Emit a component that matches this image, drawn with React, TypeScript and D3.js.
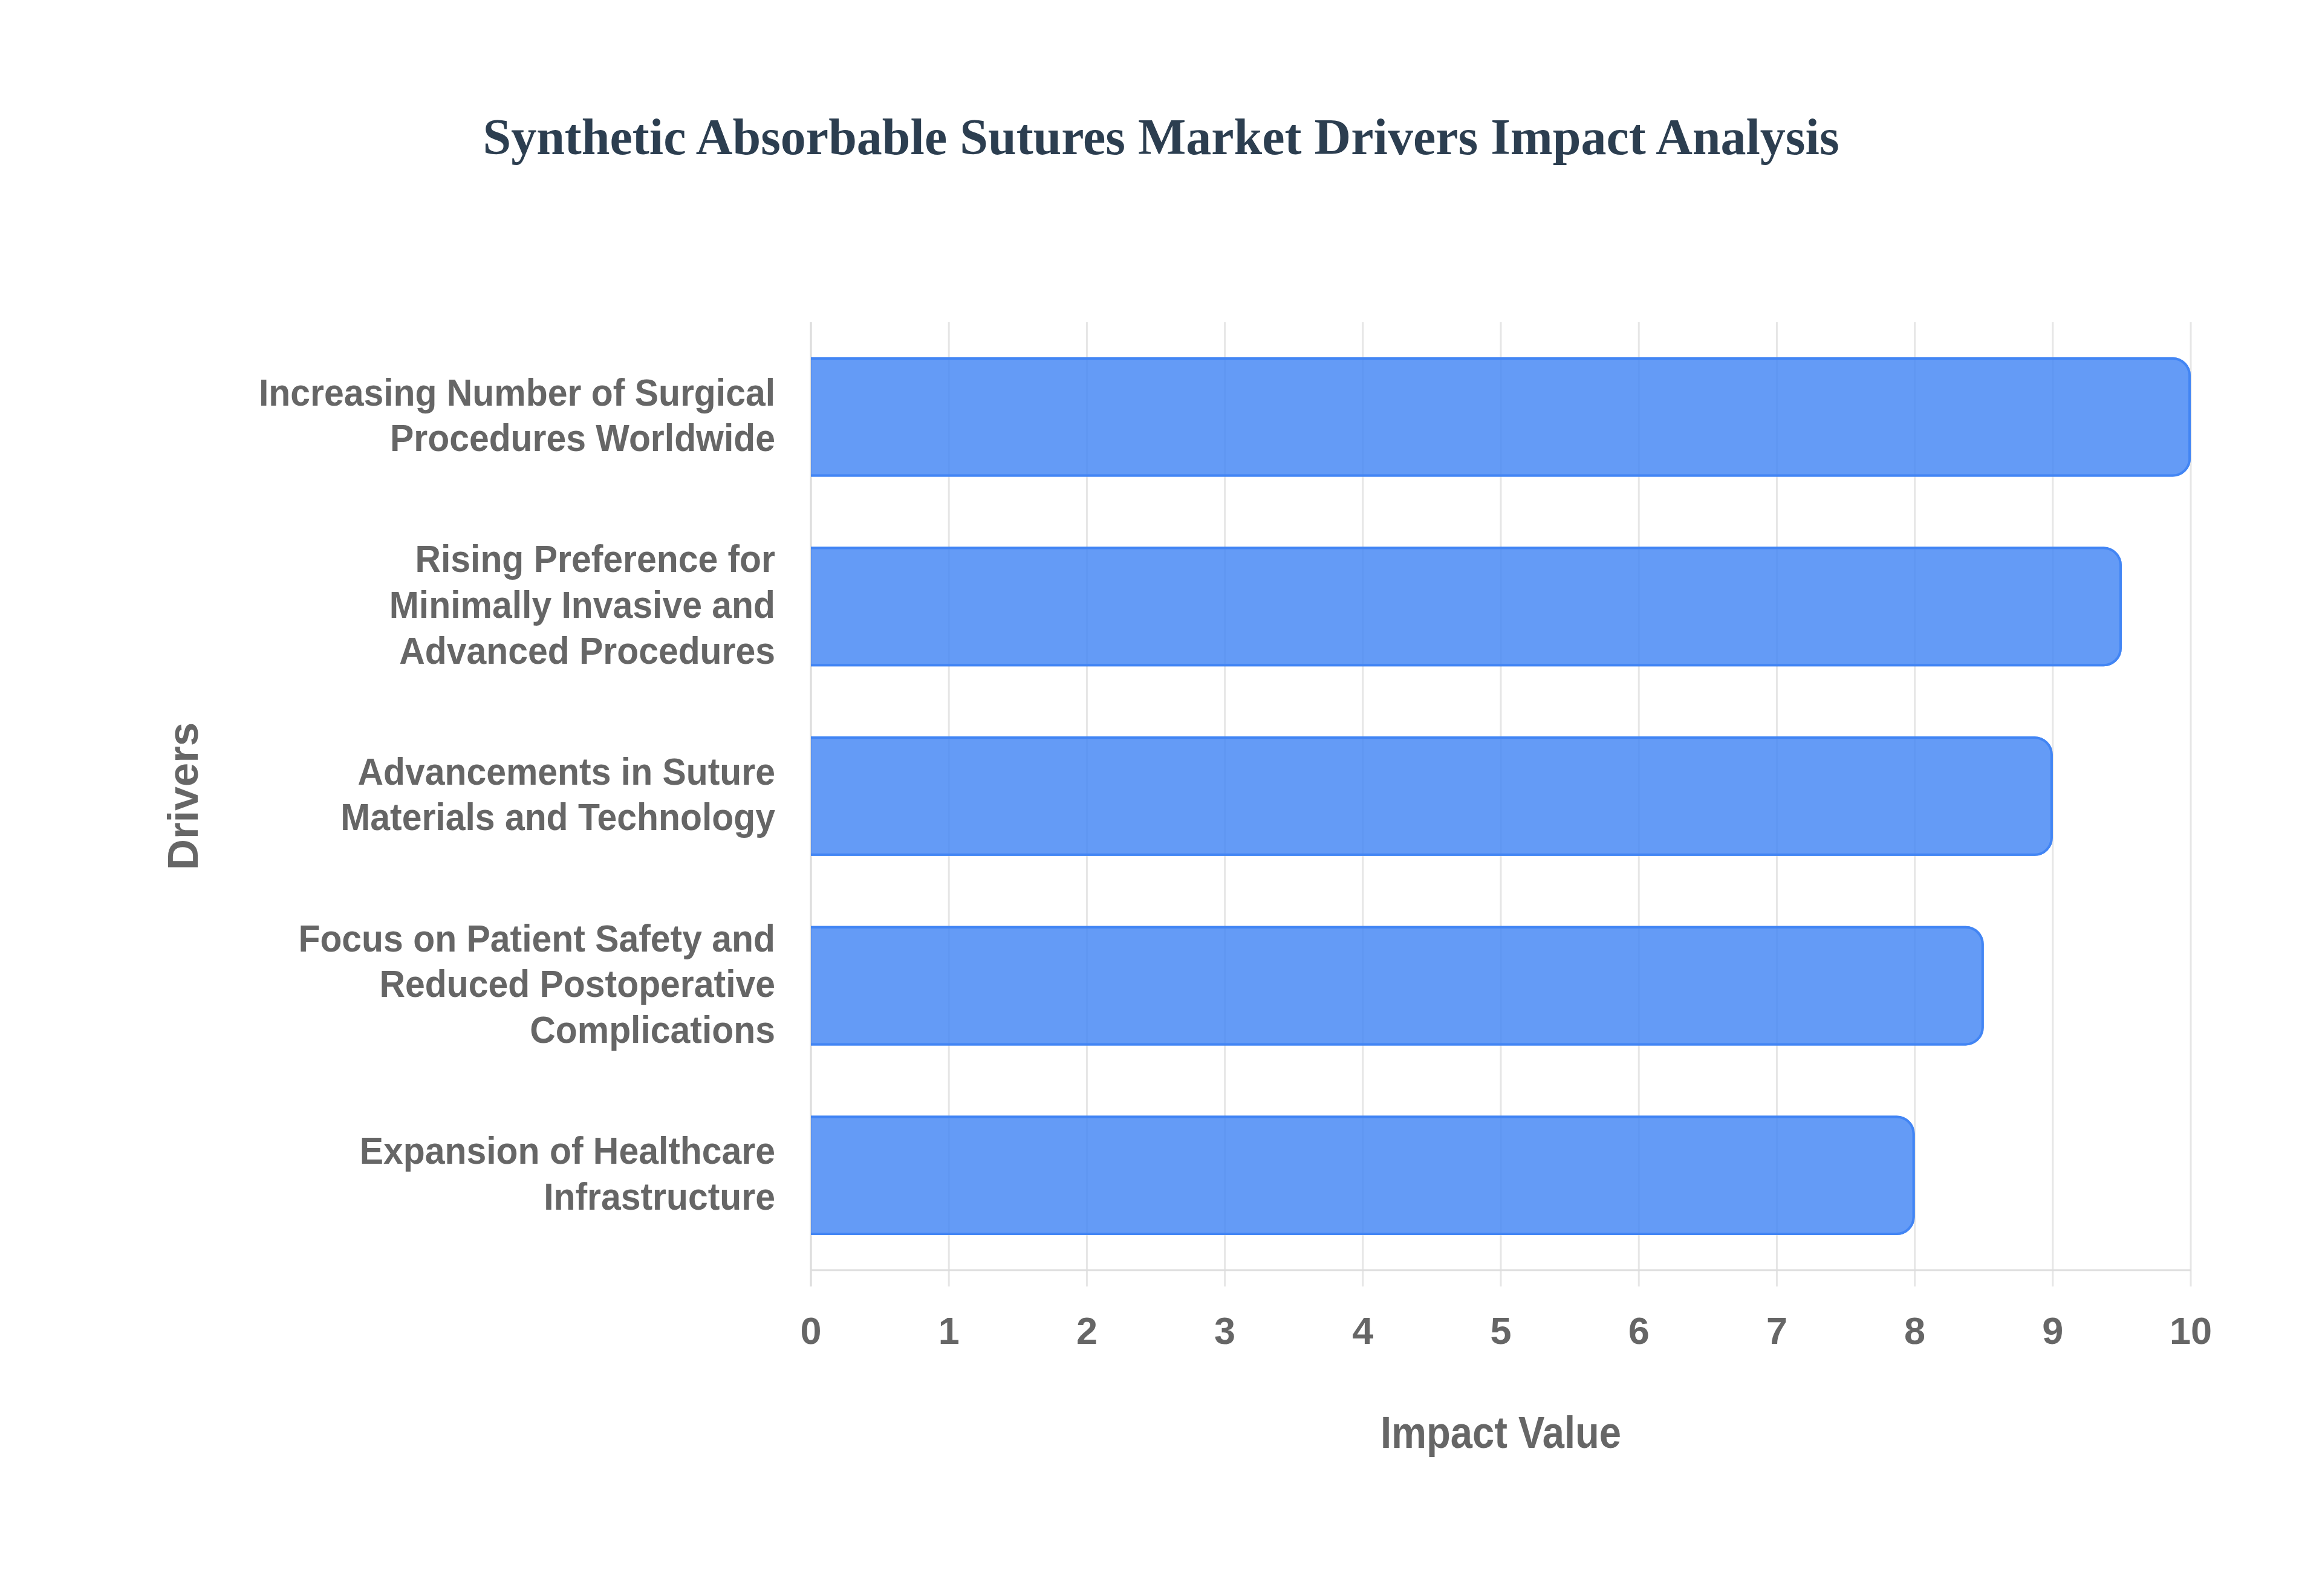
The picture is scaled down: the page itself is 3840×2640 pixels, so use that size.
import React, { useEffect } from "react";
import * as d3 from "d3";

const categories = [
  "Increasing Number of Surgical Procedures Worldwide",
  "Rising Preference for Minimally Invasive and Advanced Procedures",
  "Advancements in Suture Materials and Technology",
  "Focus on Patient Safety and Reduced Postoperative Complications",
  "Expansion of Healthcare Infrastructure",
];
const categoryLines = [
  ["Increasing Number of Surgical", "Procedures Worldwide"],
  ["Rising Preference for", "Minimally Invasive and", "Advanced Procedures"],
  ["Advancements in Suture", "Materials and Technology"],
  ["Focus on Patient Safety and", "Reduced Postoperative", "Complications"],
  ["Expansion of Healthcare", "Infrastructure"],
];
const impactValues = [10, 9.5, 9, 8.5, 8];
const xTicks = [0, 1, 2, 3, 4, 5, 6, 7, 8, 9, 10];
const chartTitle = "Synthetic Absorbable Sutures Market Drivers Impact Analysis";
const xAxisTitle = "Impact Value";
const yAxisTitle = "Drivers";

const W = 3840;
const H = 2640;
const left = 1341;
const right = 3623;
const top = 533;
const bottom = 2101;
const SANS = "'Liberation Sans', Arial, Helvetica, sans-serif";
const SERIF = "'Liberation Serif', 'Times New Roman', serif";
const GRAY = "#666666";

export default function App() {
  useEffect(() => {
    document.body.style.margin = "0";
    document.body.style.background = "#ffffff";
  }, []);

  const x = d3.scaleLinear().domain([0, 10]).range([left, right]);
  const y = d3
    .scaleBand<string>()
    .domain(categories)
    .range([top, bottom])
    .paddingInner(0.37)
    .paddingOuter(0.185);

  const bw = 4;
  const fontPx = 63;
  const lineH = 75.6;

  const barPath = (v: number, c: string, inset: number, closed: boolean) => {
    const x0 = x(0);
    const x1 = x(v) - inset;
    const y0 = (y(c) as number) + inset;
    const y1 = (y(c) as number) + y.bandwidth() - inset;
    const r = Math.min(30 - inset, (y1 - y0) / 2);
    const p = d3.path();
    p.moveTo(x0, y0);
    p.lineTo(x1 - r, y0);
    p.arcTo(x1, y0, x1, y0 + r, r);
    p.lineTo(x1, y1 - r);
    p.arcTo(x1, y1, x1 - r, y1, r);
    p.lineTo(x0, y1);
    if (closed) p.closePath();
    return p.toString();
  };

  return (
    <svg
      width={W}
      height={H}
      viewBox={`0 0 ${W} ${H}`}
      style={{ display: "block", position: "absolute", left: 0, top: 0, background: "#fff" }}
    >
      <rect x={0} y={0} width={W} height={H} fill="#ffffff" />
      <text
        x={W / 2}
        y={255}
        textAnchor="middle"
        fontFamily={SERIF}
        fontWeight="bold"
        fontSize={84}
        fill="#2c3e50"
      >
        {chartTitle}
      </text>

      {/* grid lines + ticks */}
      {xTicks.map((t) => (
        <line
          key={"g" + t}
          x1={x(t)}
          x2={x(t)}
          y1={top}
          y2={bottom + 27}
          stroke="#e6e6e6"
          strokeWidth={3}
        />
      ))}
      <line x1={x(0)} x2={x(10)} y1={bottom} y2={bottom} stroke="#dddddd" strokeWidth={3} />
      <line x1={x(0)} x2={x(0)} y1={top} y2={bottom + 27} stroke="#dddddd" strokeWidth={3} />

      {/* bars */}
      {categories.map((c, i) => (
        <g key={"b" + i}>
          <path d={barPath(impactValues[i], c, 0, true)} fill="rgba(66,133,244,0.82)" />
          <path
            d={barPath(impactValues[i], c, bw / 2, false)}
            fill="none"
            stroke="#4285f4"
            strokeWidth={bw}
          />
        </g>
      ))}

      {/* x tick labels */}
      {xTicks.map((t) => (
        <text
          key={"t" + t}
          x={x(t)}
          y={2223}
          textAnchor="middle"
          fontFamily={SANS}
          fontWeight="bold"
          fontSize={fontPx}
          fill={GRAY}
        >
          {t}
        </text>
      ))}

      {/* y category labels */}
      {categories.map((c, i) => {
        const cy = (y(c) as number) + y.bandwidth() / 2;
        const lines = categoryLines[i];
        return (
          <g key={"l" + i}>
            {lines.map((ln, j) => {
              const ly = cy + (j - (lines.length - 1) / 2) * lineH + 0.716 * fontPx / 2 - 4;
              return (
                <text
                  key={j}
                  transform={`translate(${1282},${ly}) scale(0.935,1)`}
                  textAnchor="end"
                  fontFamily={SANS}
                  fontWeight="bold"
                  fontSize={fontPx}
                  fill={GRAY}
                >
                  {ln}
                </text>
              );
            })}
          </g>
        );
      })}

      {/* axis titles */}
      <text
        transform={`translate(${(left + right) / 2},${2395}) scale(0.88,1)`}
        textAnchor="middle"
        fontFamily={SANS}
        fontWeight="bold"
        fontSize={74}
        fill={GRAY}
      >
        {xAxisTitle}
      </text>
      <text
        transform={`translate(${327},${(top + bottom) / 2}) rotate(-90)`}
        textAnchor="middle"
        fontFamily={SANS}
        fontWeight="bold"
        fontSize={71}
        fill={GRAY}
      >
        {yAxisTitle}
      </text>
    </svg>
  );
}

▶ _What to produce_:
Reproduce exactly the lines from the line with "The picture is" through the line with "import * as", both end lines included, and only those lines.

▶ _Problem solution_:
The picture is scaled down: the page itself is 3840×2640 pixels, so use that size.
import React, { useEffect } from "react";
import * as d3 from "d3";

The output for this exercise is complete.